What's behind this age-related pattern in contact lens use? Two reasons seem likely. First, people who are age 50 or older are less likely to have worn contact lenses because they began needing vision correction at a time when contact lens technologies weren't advanced or widespread. The second reason, in a word, is dropouts.

"Over-40" contact lens dropouts are unique. Sure, comfort is the most common reason patients of all ages stop wearing contact lenses, but an interesting split exists. Before age 40, comfort is the number one reason for a whopping 41% of dropouts. Only about 15% cite vision problems.2

Patients age 40 and older who drop out of various contact lens options, including monovision, spherical lenses and older multifocal lenses, cite comfort as their primary reason 26% of the time, while 24% cite vision as their primary reason (Figure 2).

Figure 2. Before age 40, patients stop wearing contact lenses mostly because of comfort issues. After age 40, dropouts are often the result of comfort AND vision issues.

New-generation silicone hydrogel multifocal contact lenses address patients' vision issues, giving them crisp, clear, binocular vision at all distances. There are no monovisionrelated problems and no need to wear reading glasses over contact lenses to see clearly.

New-generation silicone hydrogel multifocals address comfort-related dropouts, as well. Unlike multifocal lenses made from old-technology HEMA materials, today's multifocals are made from silicone hydrogel, so they offer greater comfort, wettability and oxygen transmission.

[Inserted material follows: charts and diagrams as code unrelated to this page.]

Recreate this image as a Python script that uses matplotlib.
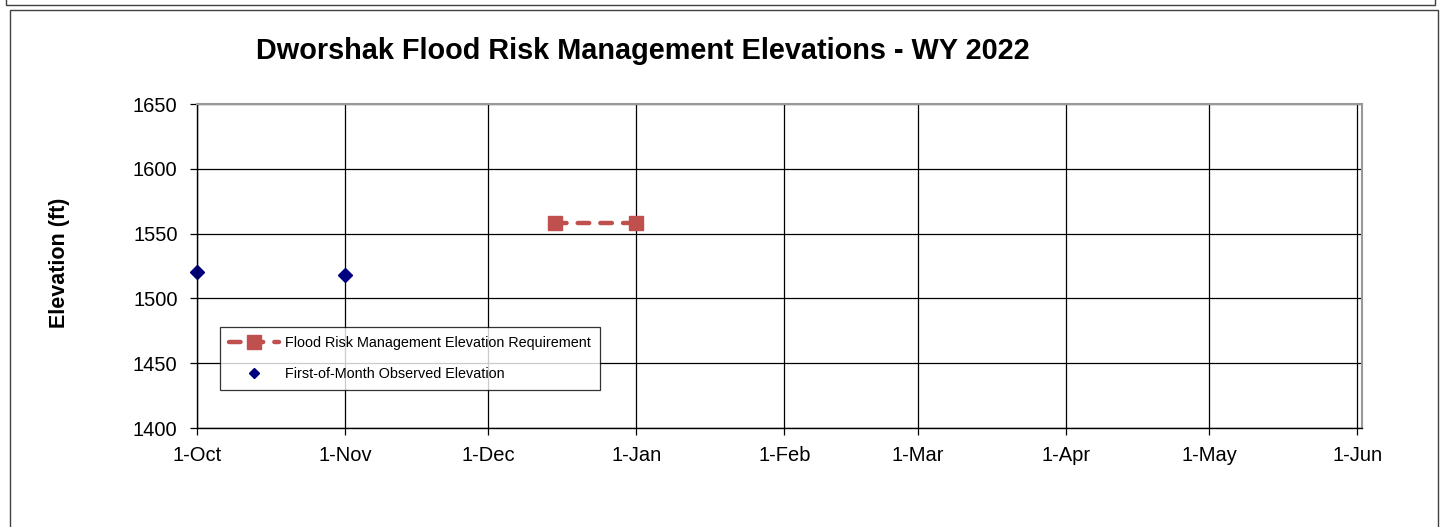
import matplotlib
matplotlib.use("Agg")
import matplotlib.pyplot as plt
import matplotlib.dates as mdates
from matplotlib.patches import Rectangle
from datetime import date

plt.rcParams['font.family'] = ['Liberation Sans', 'DejaVu Sans']

# data
frm_dates = [date(2021, 12, 15), date(2022, 1, 1)]
frm_elev = [1558, 1558]
obs_dates = [date(2021, 10, 1), date(2021, 11, 1)]
obs_elev = [1520, 1518]
month_ticks = [date(2021, 10, 1), date(2021, 11, 1), date(2021, 12, 1),
               date(2022, 1, 1), date(2022, 2, 1), date(2022, 3, 1),
               date(2022, 4, 1), date(2022, 5, 1), date(2022, 6, 1)]
y_ticks = [1400, 1450, 1500, 1550, 1600, 1650]

W, H = 1444, 527
fig = plt.figure(figsize=(W / 100, H / 100), dpi=100)

# outer frames (bottom of the panel above, and this panel's border)
fig.patches.append(Rectangle((6 / W, 1 - 4.5 / H), 1429 / W, 0.5,
                             transform=fig.transFigure, fill=False,
                             edgecolor='#404040', lw=1))
fig.patches.append(Rectangle((9.5 / W, -0.1), 1428 / W, 1 - 10 / H + 0.1,
                             transform=fig.transFigure, fill=False,
                             edgecolor='#404040', lw=1))

ax = fig.add_axes([197 / W, 1 - 428 / H, (1362 - 197) / W, (428 - 104) / H])

ax.plot(frm_dates, frm_elev, color='#C0504D', lw=3.2, linestyle=(0, (2.6, 2.5)),
        dash_capstyle='round', marker='s', ms=9.5, clip_on=False,
        label='Flood Risk Management Elevation Requirement')
ax.plot(obs_dates, obs_elev, color='#000080', lw=0, marker='D', ms=7.5,
        clip_on=False, label='First-of-Month Observed Elevation')

ax.set_xlim(date(2021, 10, 1), date(2022, 6, 2))
ax.set_ylim(1400, 1650)
ax.set_xticks(month_ticks)
ax.xaxis.set_major_formatter(plt.FuncFormatter(
    lambda v, p: "%d-%s" % (mdates.num2date(v).day, mdates.num2date(v).strftime('%b'))))
ax.set_yticks(y_ticks)
ax.grid(True, color='black', lw=0.9)
ax.set_axisbelow(True)
ax.tick_params(axis='both', labelsize=14.5, length=5, width=0.9, color='black')
ax.tick_params(axis='x', pad=8)
ax.tick_params(axis='y', pad=9)
for s in ['top', 'right']:
    ax.spines[s].set_color('#999999')
    ax.spines[s].set_linewidth(1.5)
for s in ['left', 'bottom']:
    ax.spines[s].set_color('black')
    ax.spines[s].set_linewidth(1)

leg = ax.legend(loc='upper left', bbox_to_anchor=(220 / W, 1 - 327 / H),
                bbox_transform=fig.transFigure, borderaxespad=0,
                fancybox=False, frameon=True, fontsize=10.4, numpoints=1,
                handlelength=3.5, handletextpad=0.4, labelspacing=1.2,
                borderpad=0.6)
leg.get_frame().set_edgecolor('black')
leg.get_frame().set_linewidth(0.9)
leg.legend_handles[1].set_markersize(5)

fig.text(642.5 / W, 1 - 59 / H, 'Dworshak Flood Risk Management Elevations - WY 2022',
         ha='center', va='baseline', fontsize=20.8, fontweight='bold')
fig.text(59 / W, 1 - 263 / H, 'Elevation (ft)', rotation=90,
         ha='center', va='center', fontsize=15.5, fontweight='bold')

fig.savefig('out.png', dpi=100)
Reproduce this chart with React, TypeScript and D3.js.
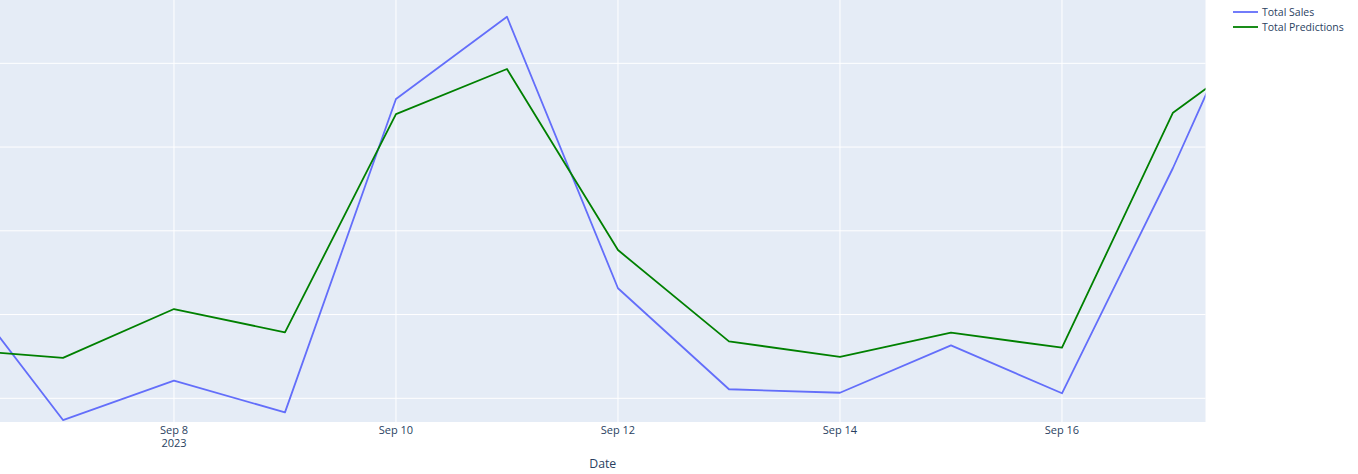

When we look at comfort-related dropout numbers, consider these statistics. Among U.S. patients with singlevision lenses, 61% wear silicone hydrogel, compared with 39% who wear non-silicone hydrogel lenses.2 The numbers are dramatically different among multifocal contact lens wearers, just 30% of whom wear silicone hydrogel lenses, while 70% remain in older-generation non-silicone hydrogel lenses. These data suggest a major opportunity to upgrade patients to a better wearing experience.2

For aging patients, silicone hydrogel materials are a major step forward. As people age, dry eye symptoms may begin or worsen, particularly among women, who make up a large share of the contact lens market. Thus, many presbyopic women are challenging contact lens candidates. They need a lens that doesn't exacerbate dry eye, and new silicone hydrogel designs fill that need.

Monthly replacement schedules can improve compliance and potentially reduce dropouts, as well. Consider that 72% of patients who wear monthly replacement lenses are compliant with the manufacturer's recommended replacement schedule, compared with just 48% of 2-week replacement wearers.3 By providing patients a replacement schedule that encourages better compliance, ECPs are also supporting a better wearing experience for their patients.



1. Annual Estimates of the Resident Population by Sex and Five-Year Age Groups for the United States: April 1, 2000 to July 1, 2008 (NC-EST2008-01) (Accessed 11/4/09
2. CIBA Vision, data on file.
3. Dumbleton K, Woods C, Jones L, Fonn D, Sarwer DB. Patient and practitioner compliance with silicone hydrogel and daily disposable lens replacement in the United States. Eye Contact Lens. 2009;35:164-171.